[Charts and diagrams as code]
--*--
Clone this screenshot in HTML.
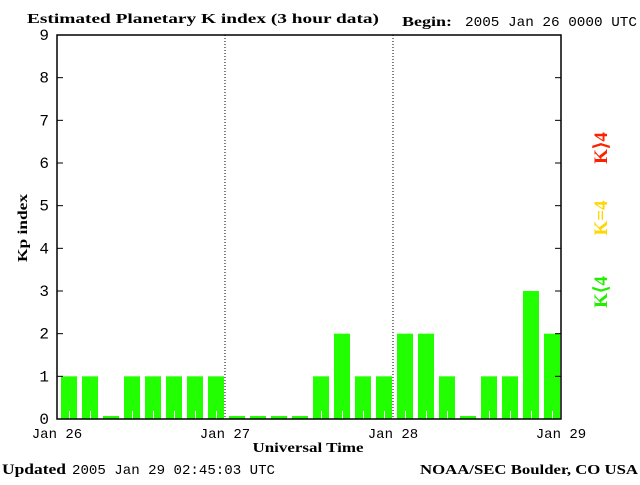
<!DOCTYPE html>
<html><head><meta charset="utf-8"><style>
body{margin:0;background:#fff;}
svg text{font-family:"Liberation Mono",monospace;}
</style></head><body>
<svg id="chart" width="640" height="480" xmlns="http://www.w3.org/2000/svg">
<text x="27" y="23" font-size="14" font-weight="bold" textLength="352" lengthAdjust="spacingAndGlyphs" style="font-family:'Liberation Serif',serif">Estimated Planetary K index (3 hour data)</text>
<text x="402" y="26" font-size="14" font-weight="bold" textLength="50" lengthAdjust="spacingAndGlyphs" style="font-family:'Liberation Serif',serif">Begin:</text>
<text x="465" y="26" font-size="14" textLength="172" lengthAdjust="spacingAndGlyphs">2005 Jan 26 0000 UTC</text>
<g id="bars"></g>
<g id="axes"></g>
<text x="0" y="0" transform="translate(27,228) rotate(-90)" text-anchor="middle" font-size="14" font-weight="bold" textLength="68" lengthAdjust="spacingAndGlyphs" style="font-family:'Liberation Serif',serif">Kp index</text>
<text x="308" y="452" text-anchor="middle" font-size="14" font-weight="bold" textLength="111" lengthAdjust="spacingAndGlyphs" style="font-family:'Liberation Serif',serif">Universal Time</text>
<text x="2" y="474" font-size="15" font-weight="bold" textLength="64" lengthAdjust="spacingAndGlyphs" style="font-family:'Liberation Serif',serif">Updated</text>
<text x="72" y="474" font-size="14" textLength="203" lengthAdjust="spacingAndGlyphs">2005 Jan 29 02:45:03 UTC</text>
<text x="420" y="474" font-size="14" font-weight="bold" textLength="218" lengthAdjust="spacingAndGlyphs" style="font-family:'Liberation Serif',serif">NOAA/SEC Boulder, CO USA</text>
<text transform="translate(607,148) rotate(-90)" text-anchor="middle" font-size="19" font-weight="bold" fill="#ff2000" style="font-family:'Liberation Serif',serif">K⟩4</text>
<text transform="translate(607,218) rotate(-90)" text-anchor="middle" font-size="19" font-weight="bold" fill="#ffd700" style="font-family:'Liberation Serif',serif">K=4</text>
<text transform="translate(607,292) rotate(-90)" text-anchor="middle" font-size="19" font-weight="bold" fill="#22ee00" style="font-family:'Liberation Serif',serif">K⟨4</text>
</svg>
<script>
const kpValues=[1,1,0,1,1,1,1,1, 0,0,0,0,1,2,1,1, 2,2,1,0,1,1,3,2];
const dayLabels=["Jan 26","Jan 27","Jan 28","Jan 29"];
const yTicks=[0,1,2,3,4,5,6,7,8,9];
const NS="http://www.w3.org/2000/svg";
const L=57,R=561,T=35,B=419;
const x=i=>L+(R-L)*i/kpValues.length;
const y=v=>B-(B-T)*v/9;
function mk(tag,at,parent){const e=document.createElementNS(NS,tag);for(const k in at)e.setAttribute(k,at[k]);parent.appendChild(e);return e;}
const bars=document.getElementById('bars'),axes=document.getElementById('axes');
kpValues.forEach((v,i)=>{
  const vv=v===0?0.07:v;
  const col=v>4?'#ff2000':(v===4?'#ffd700':'#22ff00');
  const r=mk('rect',{x:x(i)+4,y:y(vv),width:x(i+1)-x(i)-5,height:B-y(vv),fill:col},bars);
  
  
  const m=(x(i)+x(i+1))/2+2;
  if(v>0){const t=mk('line',{x1:m,x2:m,y1:B-8,y2:B,stroke:'#fff','stroke-width':1},bars);
  
  }
});
mk('rect',{x:L,y:T,width:R-L,height:B-T,fill:'none',stroke:'#000','stroke-width':1.5},axes);
yTicks.forEach(t=>{
  mk('line',{x1:L,x2:L+6,y1:y(t),y2:y(t),stroke:'#000'},axes);
  mk('line',{x1:R-6,x2:R,y1:y(t),y2:y(t),stroke:'#000'},axes);
  const tx=mk('text',{x:49,y:y(t)+5,'text-anchor':'end','font-size':16},axes);
  tx.textContent=t;
  
  
});
const nd=dayLabels.length-1;
dayLabels.forEach((d,i)=>{
  const xx=L+(R-L)*i/nd;
  if(i>0&&i<nd){mk('line',{x1:xx,x2:xx,y1:T,y2:B,stroke:'#000','stroke-dasharray':'1,2'},axes);}
  const tx=mk('text',{x:xx,y:438,'text-anchor':'middle','font-size':14},axes);
  tx.textContent=d;
  
  
});
</script>
</body></html>
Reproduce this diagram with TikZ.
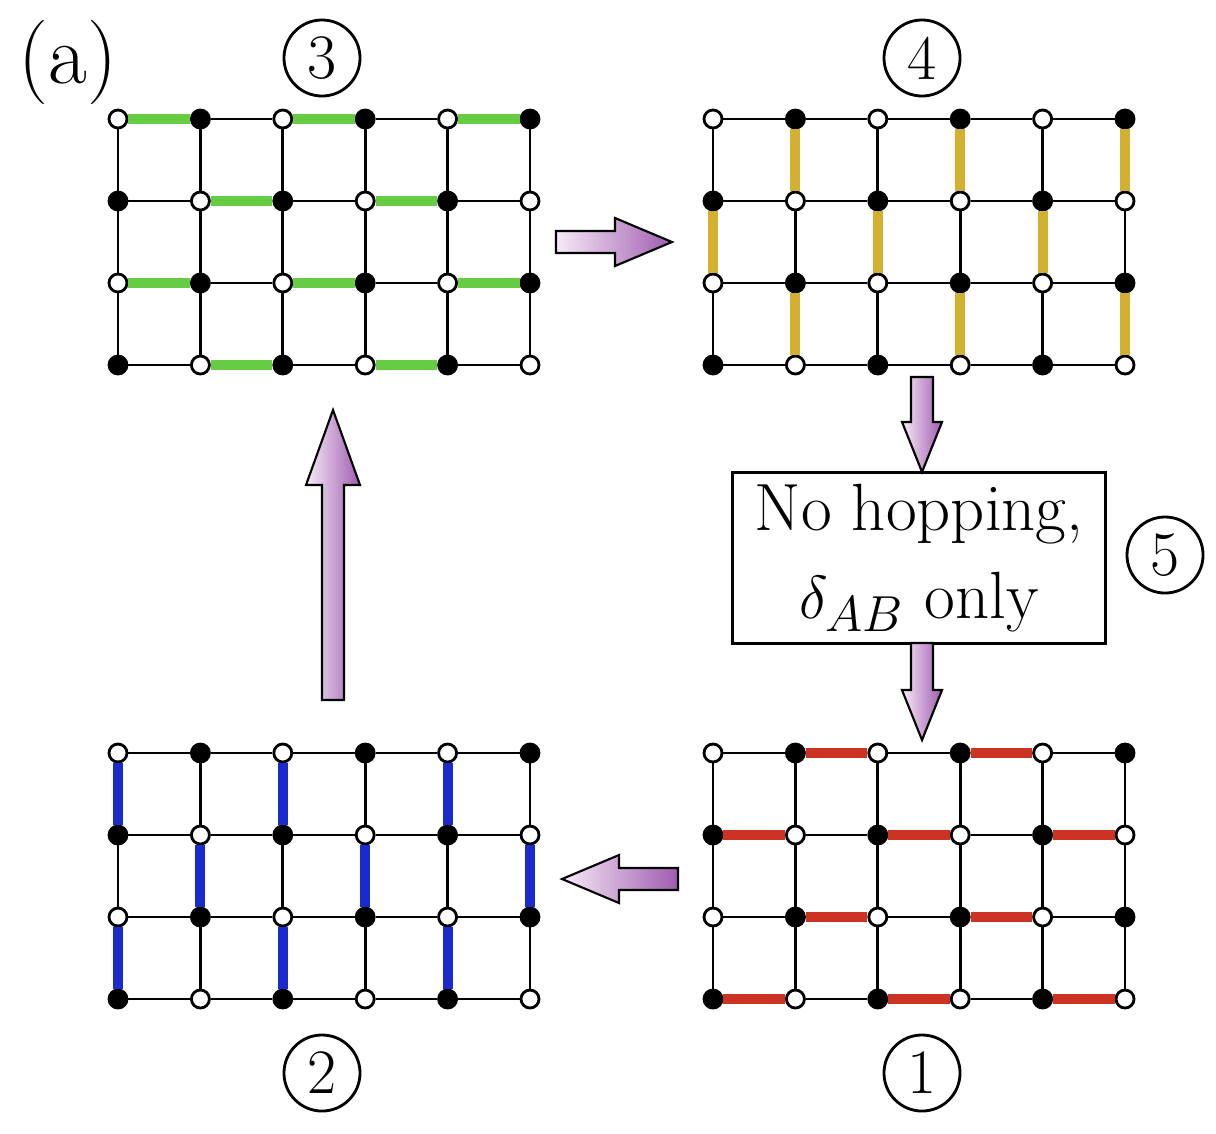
\documentclass[tikz,border=0pt]{standalone}
\usepackage{amsmath}
\usetikzlibrary{positioning}
\definecolor{bondgreen}{HTML}{66CC44}
\definecolor{bondgold}{HTML}{D4B030}
\definecolor{bondblue}{HTML}{1A2ACC}
\definecolor{bondred}{HTML}{CC3322}
\definecolor{arrowpurple}{HTML}{A05CB0}
\definecolor{arrowlight}{HTML}{F6EAF6}
\tikzset{
  site/.style={circle, draw, line width=0.8pt, inner sep=0pt, minimum size=0.18cm},
  grid line/.style={line width=0.8pt},
  bond/.style={line width=2.8pt},
  step label/.style={circle, draw, line width=0.8pt, minimum size=0.76cm, inner sep=0pt, font=\fontsize{18}{20}\selectfont},
}
% fat shaded arrow: base x, base y, angle, length, head length, head half width
\newcommand{\fatarrow}[6]{%
  \shade[draw=black, line width=0.6pt, left color=arrowlight, right color=arrowpurple,
    shift={(#1,#2)}, rotate=#3]
    (0,-11) -- (#4-#5,-11) -- (#4-#5,-#6) -- (#4,0) -- (#4-#5,#6) -- (#4-#5,11) -- (0,11) -- cycle;}
\begin{document}
\begin{tikzpicture}[x=0.01cm, y=-0.01cm]
    \useasboundingbox (0,0) rectangle (1216,1133);

    % lattice sites
    \foreach \g/\ox/\oy in {1/713/753, 2/118/753, 3/118/119, 4/713/119}{
      \foreach \c in {0,...,5}{
        \foreach \r in {0,...,3}{
          \pgfmathtruncatemacro{\odd}{mod(\c+\r,2)}
          \ifnum\odd=1
            \node[site, fill=black] (g\g-\c-\r) at (\ox+82.4*\c, \oy+82*\r) {};
          \else
            \node[site, fill=white] (g\g-\c-\r) at (\ox+82.4*\c, \oy+82*\r) {};
          \fi
        }
      }
    }

    % grid lines
    \foreach \g in {1,2,3,4}{
      \foreach \c in {0,...,5}{
        \foreach \r in {0,...,3}{
          \pgfmathtruncatemacro{\cn}{\c+1}
          \pgfmathtruncatemacro{\rn}{\r+1}
          \ifnum\c<5 \draw[grid line] (g\g-\c-\r) -- (g\g-\cn-\r); \fi
          \ifnum\r<3 \draw[grid line] (g\g-\c-\r) -- (g\g-\c-\rn); \fi
        }
      }
    }

    % dimer bonds
    \foreach \a/\b in {0-0/1-0, 2-0/3-0, 4-0/5-0, 1-1/2-1, 3-1/4-1, 0-2/1-2, 2-2/3-2, 4-2/5-2, 1-3/2-3, 3-3/4-3}
      \draw[bond, bondgreen] (g3-\a) -- (g3-\b);
    \foreach \a/\b in {1-0/1-1, 3-0/3-1, 5-0/5-1, 0-1/0-2, 2-1/2-2, 4-1/4-2, 1-2/1-3, 3-2/3-3, 5-2/5-3}
      \draw[bond, bondgold] (g4-\a) -- (g4-\b);
    \foreach \a/\b in {0-0/0-1, 2-0/2-1, 4-0/4-1, 1-1/1-2, 3-1/3-2, 5-1/5-2, 0-2/0-3, 2-2/2-3, 4-2/4-3}
      \draw[bond, bondblue] (g2-\a) -- (g2-\b);
    \foreach \a/\b in {1-0/2-0, 3-0/4-0, 0-1/1-1, 2-1/3-1, 4-1/5-1, 1-2/2-2, 3-2/4-2, 0-3/1-3, 2-3/3-3, 4-3/5-3}
      \draw[bond, bondred] (g1-\a) -- (g1-\b);

    % labels
    \node[font=\fontsize{24}{26}\selectfont] (panel) at (68,62) {(a)};
    \node[step label] (s3) at (322,58) {3};
    \node[step label] (s4) at (922,58) {4};
    \node[step label] (s2) at (322,1073) {2};
    \node[step label] (s1) at (922,1073) {1};
    \node[step label] (s5) at (1165,555) {5};
    \node[draw, line width=0.8pt, minimum width=3.73cm, minimum height=1.51cm, align=center,
      font=\fontsize{19}{25}\selectfont] (box) at (919,558) {No hopping,\\$\delta_{AB}$ only};

    % arrows
    \fatarrow{556}{242}{0}{116}{57}{24}
    \fatarrow{922}{377}{-90}{95}{50}{20}
    \fatarrow{922}{643}{-90}{97}{50}{20}
    \fatarrow{678}{879}{180}{116}{57}{24}
    \fatarrow{333}{700}{90}{290}{75}{27}
\end{tikzpicture}
\end{document}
--*--
• THE PROBLEM: Identify all lines in the records above with the word "this".

• EXERCISE OUTPUT:
Clone this screenshot in HTML.
Reproduce this diagram with TikZ.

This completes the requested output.